Russian 436 - Sergei Eisenstein’s Film Art: Decadence, Revolution, and the Mechanics of Ecstasy

Full course for one semester. This course explores the works of Sergei Eisenstein (1898–1948), a Soviet film director and theorist, widely considered one of the most influential creative artists of the twentieth century. Eisenstein’s Battleship Potemkin (1925) revolutionized film as an art form, and his other cinematic works, such as Strike (1925), October (1927), The General Line (1929), ¡Que viva México! (1932), Alexander Nevsky (1938), and Ivan the Terrible (1944–45), made a great and deeply original contribution to the development of filmmaking and film aesthetics.
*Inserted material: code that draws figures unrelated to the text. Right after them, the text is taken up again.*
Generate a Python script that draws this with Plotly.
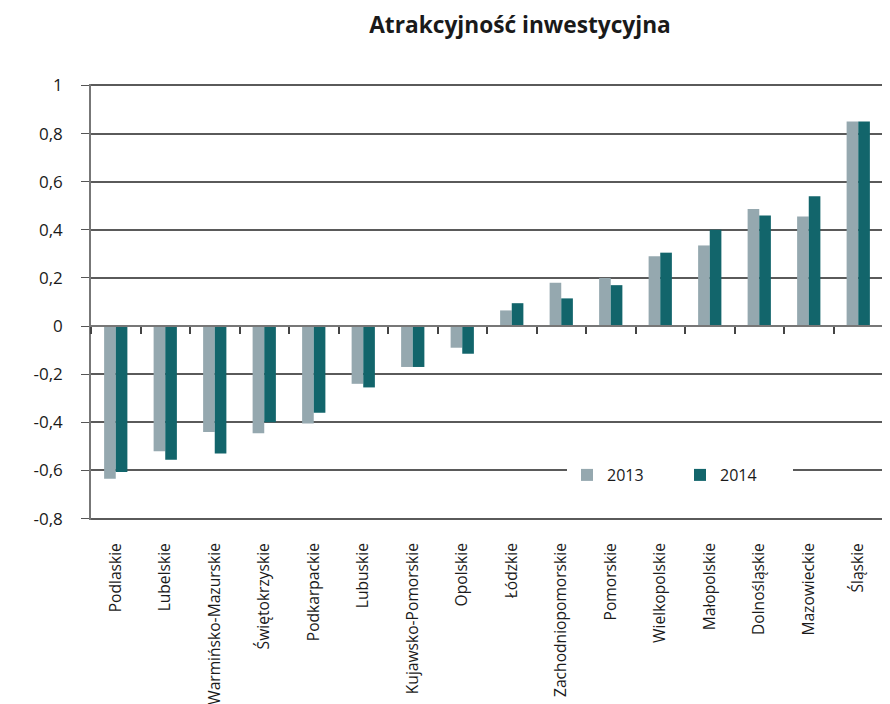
import plotly.graph_objects as go

regions = ["Podlaskie", "Lubelskie", "Warmińsko-Mazurskie", "Świętokrzyskie", "Podkarpackie",
           "Lubuskie", "Kujawsko-Pomorskie", "Opolskie", "Łódzkie", "Zachodniopomorskie",
           "Pomorskie", "Wielkopolskie", "Małopolskie", "Dolnośląskie", "Mazowieckie", "Śląskie"]
v2013 = [-0.635, -0.52, -0.44, -0.445, -0.405, -0.24, -0.17, -0.09, 0.065, 0.18,
         0.20, 0.29, 0.335, 0.487, 0.455, 0.85]
v2014 = [-0.607, -0.556, -0.53, -0.40, -0.36, -0.255, -0.17, -0.115, 0.095, 0.115,
         0.17, 0.305, 0.40, 0.46, 0.54, 0.85]
ytick_vals = [1, 0.8, 0.6, 0.4, 0.2, 0, -0.2, -0.4, -0.6, -0.8]
ytick_text = ["1", "0,8", "0,6", "0,4", "0,2", "0", "-0,2", "-0,4", "-0,6", "-0,8"]
grid_vals = [1, 0.8, 0.6, 0.4, 0.2, -0.2, -0.4, -0.6, -0.8]
series_names = ["2013", "2014"]
colors = ["#95a8af", "#12656b"]

idx = list(range(len(regions)))
boundaries = [i - 0.5 for i in range(len(regions) + 1)]
FONT = "Open Sans"
TXT = "#1a1a1a"

# page body has an 8px margin; figure sized to fit the 890x704 window
W, H = 882, 696
L, R, T, B = 83, 7, 76, 184

fig = go.Figure()
for name, vals, col in zip(series_names, [v2013, v2014], colors):
    fig.add_trace(go.Bar(x=idx, y=vals, name=name, marker=dict(color=col, line=dict(width=0))))

ymin, ymax = -0.806, 1.006
plot_w = W - L - R
plot_h = H - T - B
fig.update_layout(
    width=W, height=H,
    margin=dict(l=L, r=R, t=T, b=B, autoexpand=False),
    paper_bgcolor="white", plot_bgcolor="white",
    barmode="group", bargap=0.53, bargroupgap=0,
    font=dict(family=FONT, size=16, color=TXT),
    title=dict(text="<b>Atrakcyjność inwestycyjna</b>", x=512 / W, xref="container", xanchor="center",
               y=1 - 17 / H, yref="container", yanchor="middle",
               font=dict(family=FONT, size=22.7, color=TXT)),
    xaxis=dict(range=[-0.5, len(regions) - 0.5], tickmode="array", tickvals=idx, ticktext=regions,
               tickangle=-90, ticks="", showgrid=False, showline=False, zeroline=False, automargin=False,
               tickfont=dict(family=FONT, size=15.6, color=TXT), ticklabelstandoff=19),
    xaxis2=dict(overlaying="x", matches="x", anchor="free", position=(0 - ymin) / (ymax - ymin),
                tickmode="array", tickvals=boundaries, ticks="outside", ticklen=7, tickwidth=1.5,
                tickcolor="#444444", showticklabels=False, showgrid=False, showline=True,
                linecolor="#777777", linewidth=2, zeroline=False, automargin=False),
    yaxis=dict(range=[ymin, ymax], tickmode="array", tickvals=ytick_vals, ticktext=ytick_text,
               ticks="outside", ticklen=8, tickcolor="#555555", tickwidth=1.3,
               showline=True, linecolor="#777777", linewidth=1.5, showgrid=False, zeroline=False,
               automargin=False, ticklabelstandoff=15,
               tickfont=dict(family=FONT, size=17, color=TXT)),
    yaxis2=dict(overlaying="y", matches="y", tickmode="array", tickvals=grid_vals,
                showticklabels=False, ticks="", showgrid=True, gridcolor="#5a5a5a", gridwidth=1.5,
                zeroline=False, showline=False, automargin=False),
    legend=dict(orientation="h", x=(559 - L) / plot_w, xanchor="left",
                y=(H - B - 467) / plot_h, yanchor="middle",
                bgcolor="white", font=dict(family=FONT, size=16, color=TXT),
                itemwidth=30, traceorder="normal", entrywidth=68),
    showlegend=True,
)
fig.add_trace(go.Scatter(x=[0], y=[0], xaxis="x2", yaxis="y2", mode="markers",
                         marker=dict(opacity=0), showlegend=False, hoverinfo="skip"))
fig.write_html("out.html")
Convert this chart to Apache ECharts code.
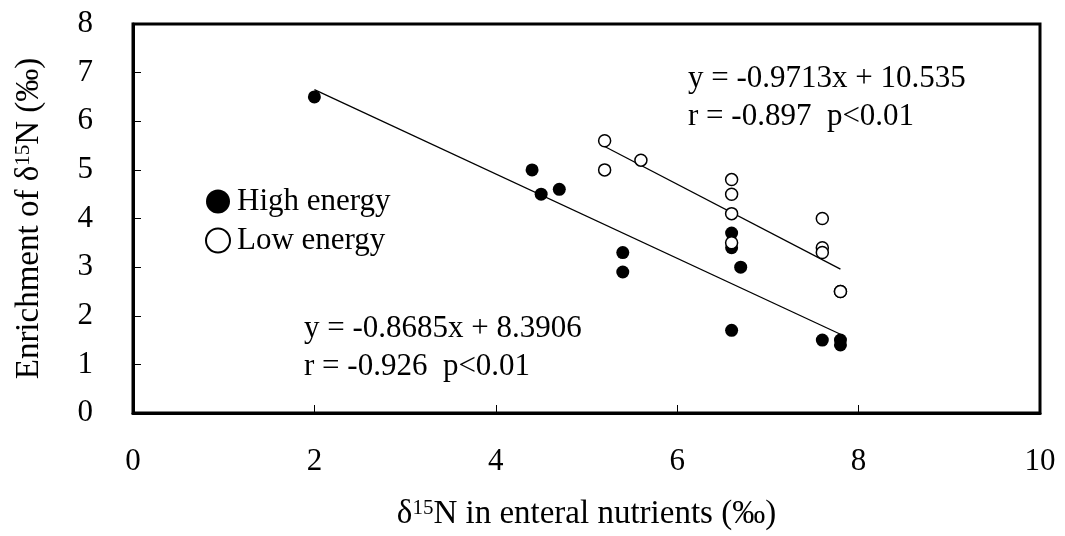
<!DOCTYPE html>
<html><head><meta charset="utf-8">
<script src="https://cdn.jsdelivr.net/npm/echarts@6/dist/echarts.min.js"></script>
<style>html,body{margin:0;padding:0;background:#fff}#c{width:1065px;height:536px}</style>
</head><body><div id="c"></div>
<script>
const xTicks = [0, 2, 4, 6, 8, 10];
const yTicks = [0, 1, 2, 3, 4, 5, 6, 7, 8];
const highX = [2.0, 4.4, 4.5, 4.7, 5.4, 5.4, 6.6, 6.6, 6.7, 6.6, 7.6, 7.8, 7.8];
const highY = [6.5, 5.0, 4.5, 4.6, 3.3, 2.9, 3.7, 3.4, 3.0, 1.7, 1.5, 1.5, 1.4];
const lowX = [5.2, 5.2, 5.6, 6.6, 6.6, 6.6, 6.6, 7.6, 7.6, 7.6, 7.8, 7.8];
const lowY = [5.6, 5.0, 5.2, 4.8, 4.5, 4.1, 3.5, 4.0, 3.4, 3.3, 2.5, 2.5];
const highFitX = [2.0, 7.8];
const highFitY = [6.65, 1.62];
const lowFitX = [5.2, 7.8];
const lowFitY = [5.48, 2.96];
const highLabel = ['y = -0.8685x + 8.3906', 'r = -0.926  p<0.01'];
const lowLabel = ['y = -0.9713x + 10.535', 'r = -0.897  p<0.01'];
const seriesNames = ['High energy', 'Low energy'];

const FONT = '"Liberation Serif", "DejaVu Serif", serif';
const zip = (a, b) => a.map((v, i) => [v, b[i]]);
const nameRich = {
  a: {fontFamily: FONT, fontSize: 33, color: '#000'},
  s: {fontFamily: FONT, fontSize: 21, color: '#000', verticalAlign: 'top', padding: [0, 0, 12, 0]}
};

const chart = echarts.init(document.getElementById('c'), null, {renderer: 'canvas'});
chart.setOption({
  animation: false,
  backgroundColor: '#fff',
  textStyle: {fontFamily: FONT, color: '#000'},
  grid: {left: 133, right: 25, top: 24, bottom: 122, show: true, borderColor: '#000', borderWidth: 3, backgroundColor: 'transparent'},
  legend: {
    data: seriesNames,
    orient: 'vertical',
    left: 200, top: 181,
    itemWidth: 24, itemHeight: 24, itemGap: 8,
    icon: 'circle',
    textStyle: {fontFamily: FONT, fontSize: 31, color: '#000', padding: [0, 0, 0, 2]},
    selectedMode: false
  },
  xAxis: {
    type: 'value', min: xTicks[0], max: xTicks[xTicks.length - 1], interval: 2,
    splitLine: {show: false},
    axisLine: {show: true, lineStyle: {color: '#000', width: 3}},
    axisTick: {show: true, inside: true, length: 8, lineStyle: {color: '#000', width: 1}},
    axisLabel: {fontFamily: FONT, fontSize: 31, color: '#000', margin: 33},
    name: '{a|δ}{s|15}{a|N in enteral nutrients (‰)}',
    nameLocation: 'middle', nameGap: 85,
    nameTextStyle: {rich: nameRich}
  },
  yAxis: {
    type: 'value', min: yTicks[0], max: yTicks[yTicks.length - 1], interval: 1,
    splitLine: {show: false},
    axisLine: {show: true, lineStyle: {color: '#000', width: 3}},
    axisTick: {show: true, inside: true, length: 8, lineStyle: {color: '#000', width: 1}},
    axisLabel: {fontFamily: FONT, fontSize: 31, color: '#000', margin: 40},
    name: '{a|Enrichment of δ}{s|15}{a|N (‰)}',
    nameLocation: 'middle', nameGap: 87, nameRotate: 90,
    nameTextStyle: {rich: nameRich}
  },
  series: [
    {name: seriesNames[0], type: 'scatter', data: zip(highX, highY), symbol: 'circle', symbolSize: 13,
     itemStyle: {color: '#000', borderColor: '#000', borderWidth: 0, opacity: 1}, z: 3},
    {name: seriesNames[1], type: 'scatter', data: zip(lowX, lowY), symbol: 'circle', symbolSize: 12,
     itemStyle: {color: '#fff', borderColor: '#000', borderWidth: 1.5, opacity: 1}, z: 3},
    {name: 'highFit', type: 'line', data: zip(highFitX, highFitY), showSymbol: false, symbol: 'none',
     lineStyle: {color: '#000', width: 1.3}, z: 2},
    {name: 'lowFit', type: 'line', data: zip(lowFitX, lowFitY), showSymbol: false, symbol: 'none',
     lineStyle: {color: '#000', width: 1.3}, z: 2}
  ],
  graphic: [
    {type: 'text', left: 688, top: 60, style: {text: lowLabel.join('\n'), font: '31px ' + FONT, fill: '#000', lineHeight: 38}},
    {type: 'text', left: 304, top: 310, style: {text: highLabel.join('\n'), font: '31px ' + FONT, fill: '#000', lineHeight: 38}}
  ]
});
</script></body></html>
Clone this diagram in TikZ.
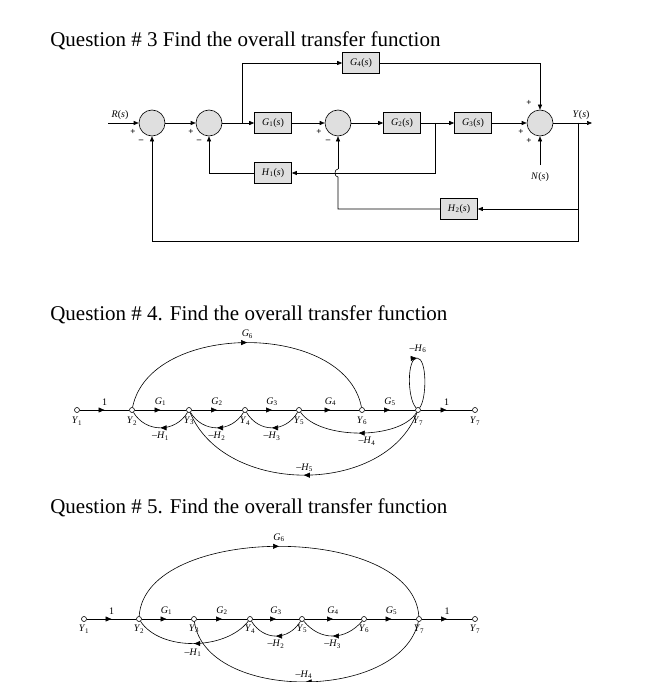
\documentclass[tikz,border=0pt]{standalone}
\usepackage{fontspec}
\setmainfont{Liberation Serif}
\usetikzlibrary{arrows.meta,decorations.markings}
\newcommand{\vr}[2]{\textit{#1}\textsubscript{#2}}
\newcommand{\tf}[2]{\textit{#1}\textsubscript{#2}(\textit{s})}
\begin{document}
\begin{tikzpicture}[x=1pt,y=-1pt,line width=0.6pt,
  every node/.style={font=\fontsize{9}{10}\selectfont},
  title/.style={anchor=base west,font=\fontsize{21}{24}\selectfont,inner sep=0},
  blk/.style={draw,fill=gray!25,minimum width=37,minimum height=21,inner sep=0,font=\fontsize{10}{11}\selectfont},
  sum/.style={circle,draw,fill=gray!25,minimum size=26,inner sep=0},
  sg/.style={font=\fontsize{9}{10}\selectfont\bfseries,inner sep=0},
  ar/.style={draw=black,-{Triangle[length=5,width=4]}},
  nd/.style={circle,draw,fill=white,minimum size=5,inner sep=0},
  lb/.style={font=\fontsize{10}{11}\selectfont,inner sep=1},
  mid/.style={postaction={decorate},decoration={markings,mark=at position #1 with {\arrow{Triangle[length=6,width=5]}}}},
  mid/.default=0.5]
\useasboundingbox (0,0) rectangle (657,682);
% ---------- Question 3
\node[title] (t3) at (50,47) {Question \# 3 Find the overall transfer function};
\node[sum] (s1) at (152,123) {};
\node[sum] (s2) at (209,123) {};
\node[sum] (s3) at (338,123) {};
\node[sum] (s4) at (540,123) {};
\node[blk] (g1) at (273,123) {\tf{G}{1}};
\node[blk] (g2) at (402,123) {\tf{G}{2}};
\node[blk] (g3) at (473,123) {\tf{G}{3}};
\node[blk] (g4) at (361,63) {\tf{G}{4}};
\node[blk] (h1) at (273,173) {\tf{H}{1}};
\node[blk] (h2) at (459,209) {\tf{H}{2}};
\coordinate (rin) at (108,123);
\coordinate (yout) at (592,123);
\coordinate (by) at (578,123);
\coordinate (bg4) at (242,123);
\coordinate (bg2) at (435,123);
\coordinate (nin) at (540,165);
\coordinate (j1) at (338,209);
\coordinate (j2) at (338,177);
\coordinate (j3) at (338,169);
\node[lb,anchor=south] (rl) at (120,121) {\textit{R}(\textit{s})};
\node[lb,anchor=south] (yl) at (581,121) {\textit{Y}(\textit{s})};
\node[lb] (nl) at (540,177) {\textit{N}(\textit{s})};
\draw[ar] (rin) -- (s1);
\draw[ar] (s1) -- (s2);
\draw[ar] (s2) -- (g1);
\draw[ar] (g1) -- (s3);
\draw[ar] (s3) -- (g2);
\draw[ar] (g2) -- (g3);
\draw[ar] (g3) -- (s4);
\draw[ar] (s4) -- (yout);
\draw[ar] (bg4) |- (g4);
\draw[ar] (g4) -| (s4);
\draw[ar] (nin) -- (s4);
\draw[ar] (bg2) |- (h1);
\draw[ar] (h1) -| (s2);
\draw[ar] (by) |- (h2);
\draw[draw=black] (h2.west) -- (j1) -- (j2) .. controls (334,177) and (334,169) .. (j3);
\draw[ar] (j3) -- (s3);
\draw[ar] (by) |- (152,241) -- (s1);
\node[sg] at (133,132) {+}; \node[sg] at (141,141) {–};
\node[sg] at (191,132) {+}; \node[sg] at (199,141) {–};
\node[sg] at (319,132) {+}; \node[sg] at (328,141) {–};
\node[sg] at (529,103) {+}; \node[sg] at (521,132) {+}; \node[sg] at (529,141) {+};
% ---------- Question 4
\node[title] (t4) at (50,320) {Question \# 4. Find the overall transfer function};
\foreach \n/\x in {1/77,2/132,3/189,4/245,5/299,6/362,7/418,8/475}{\node[nd] (a\n) at (\x,410) {};}
\foreach \n/\x/\t in {1/77/1,2/132/2,3/189/3,4/245/4,5/299/5,6/362/6,7/418/7,8/475/7}{\node[lb] (al\n) at (\x,421) {\vr{Y}{\t}};}
\draw[mid] (a1) -- node[lb,above=3] {1} (a2);
\draw[mid] (a2) -- node[lb,above=3] {\vr{G}{1}} (a3);
\draw[mid] (a3) -- node[lb,above=3] {\vr{G}{2}} (a4);
\draw[mid] (a4) -- node[lb,above=3] {\vr{G}{3}} (a5);
\draw[mid] (a5) -- node[lb,above=3] {\vr{G}{4}} (a6);
\draw[mid] (a6) -- node[lb,above=3] {\vr{G}{5}} (a7);
\draw[mid] (a7) -- node[lb,above=3] {1} (a8);
\draw[mid] (a2) .. controls (150,321) and (345,321) .. node[lb,above=3] {\vr{G}{6}} (a6);
\draw[mid] (a7) .. controls (407,398) and (407,358) .. (417,358) .. controls (427,358) and (427,398) .. (a7);
\node[lb] (h6) at (418,349) {–\vr{H}{6}};
\draw[mid] (a3) .. controls (175,433) and (146,433) .. node[lb,below=3] {–\vr{H}{1}} (a2);
\draw[mid] (a4) .. controls (231,433) and (203,433) .. node[lb,below=3] {–\vr{H}{2}} (a3);
\draw[mid] (a5) .. controls (285,433) and (259,433) .. node[lb,below=3] {–\vr{H}{3}} (a4);
\draw[mid] (a7) .. controls (400,440) and (320,440) .. node[lb,below=3,pos=0.45] {–\vr{H}{4}} (a5);
\draw[mid] (a7) .. controls (385,496) and (225,496) .. node[lb,above=2] {–\vr{H}{5}} (a3);
% ---------- Question 5
\node[title] (t5) at (50,513) {Question \# 5. Find the overall transfer function};
\foreach \n/\x in {1/84,2/139,3/194,4/250,5/302,6/364,7/419,8/475}{\node[nd] (b\n) at (\x,619) {};}
\foreach \n/\x/\t in {1/84/1,2/139/2,3/194/3,4/250/4,5/302/5,6/364/6,7/419/7,8/475/7}{\node[lb] (bl\n) at (\x,629) {\vr{Y}{\t}};}
\draw[mid] (b1) -- node[lb,above=3] {1} (b2);
\draw[mid] (b2) -- node[lb,above=3] {\vr{G}{1}} (b3);
\draw[mid] (b3) -- node[lb,above=3] {\vr{G}{2}} (b4);
\draw[mid] (b4) -- node[lb,above=3] {\vr{G}{3}} (b5);
\draw[mid] (b5) -- node[lb,above=3] {\vr{G}{4}} (b6);
\draw[mid] (b6) -- node[lb,above=3] {\vr{G}{5}} (b7);
\draw[mid] (b7) -- node[lb,above=3] {1} (b8);
\draw[mid] (b2) .. controls (145,523) and (413,523) .. node[lb,above=3] {\vr{G}{6}} (b7);
\draw[mid] (b4) .. controls (225,651) and (160,651) .. node[lb,below=4] {–\vr{H}{1}} (b2);
\draw[mid] (b5) .. controls (288,641) and (264,641) .. node[lb,below=3] {–\vr{H}{2}} (b4);
\draw[mid] (b6) .. controls (345,641) and (320,641) .. node[lb,below=3] {–\vr{H}{3}} (b5);
\draw[mid] (b7) .. controls (400,702) and (206,702) .. node[lb,above=2] {–\vr{H}{4}} (b3);
\end{tikzpicture}
\end{document}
As a theorist, Eisenstein formulated the principles of film editing (known as montage) and studied viewers’ and readers’ response to art. He authored provocative autobiographical writings as well as works of sexual theory, psychology, literary scholarship, and philosophy. Thousands of his drawings comment, ironically and often obscenely, on the mechanics of artistic, sexual, and religious ecstasy—which Eisenstein saw as a unity. We will study Eisenstein in a number of contexts: aesthetic (in connection to Decadence and avant-garde), political (Stalinism), and filmic (D.W. Griffith, Charlie Chaplin, Walt Disney, Dziga Vertov, Alexander Dovzhenko, et al.). The workload includes weekly film screenings and extensive reading and writing, as well as class presentations. Conducted in English. An additional weekly session will be scheduled for students taking the course for Russian credit. Prerequisite: students who wish to take the course for Russian credit must have completed Russian 220 or obtain the consent of the instructor. Conference. Cross-listed as Literature 436.

Russian 445 - The Films of S. Kubrick and A. Tarkovsky

Full course for one semester. The figures of Stanley Kubrick (1928–1999) and Andrei Tarkovsky (1932–1986) loom large in the history of twentieth-century cinema and continue to exert a profound influence on contemporary filmmakers in their respective countries and worldwide. Ostensibly different in technique, style, and biography, they both developed distinct philosophies of cinema and share a number of remarkable similarities which invite a comparative examination of the two. Both Kubrick and Tarkovsky employed the same genres—noir, historical drama, science fiction, war—and turned to the same themes of the nature of art and the role of the artist, nuclear disaster, memory, and the legacy of World War II. In this course, we will watch all of Kubrick’s and Tarkovsky’s completed films and study them in the context of their respective cultural, cinematic, and literary contexts, Russian/Soviet, American, and European. We will also read the directors’ theoretical writings and reflections on cinema and from the extensive scholarship on them. The goal of the course is not only to provide an in-depth introduction to the two directors, but to train students in the fundamentals of cinematic analysis. Conducted in English. Prerequisite: students who wish to take the course for Russian credit must have completed Russian 220 or obtain the consent of the instructor. Lecture-conference. Cross-listed as Literature 445.

Spanish 372 - Documentary Resistance in Latin America and Spain

Full course for one semester. What makes a documentary a form of resistance? What defines this genre or mode? What elements and techniques characterize these documentary films? The course focuses on documentary films from Latin America and Spain that represent struggles for social justice and function as a cultural form of protest and resistance. By discussing the films in their historical and political contexts, the course examines the strategies, genres, and techniques that filmmakers use to address and participate in social change, as well as ethical and aesthetic questions about representation and production. We will watch and discuss films by Patricio Guzmán (Chile), Fernando Solanas (Argentina), Mario Handler (Uruguay), Lourdes Portillo (Mexico), Claudia Llosa (Peru), and Xapo Ortega and Xavier Artigas (Spain), among others. Prerequisite for Spanish credit: Spanish 321 or consent of the instructor. Conference. Cross-listed as Literature 372.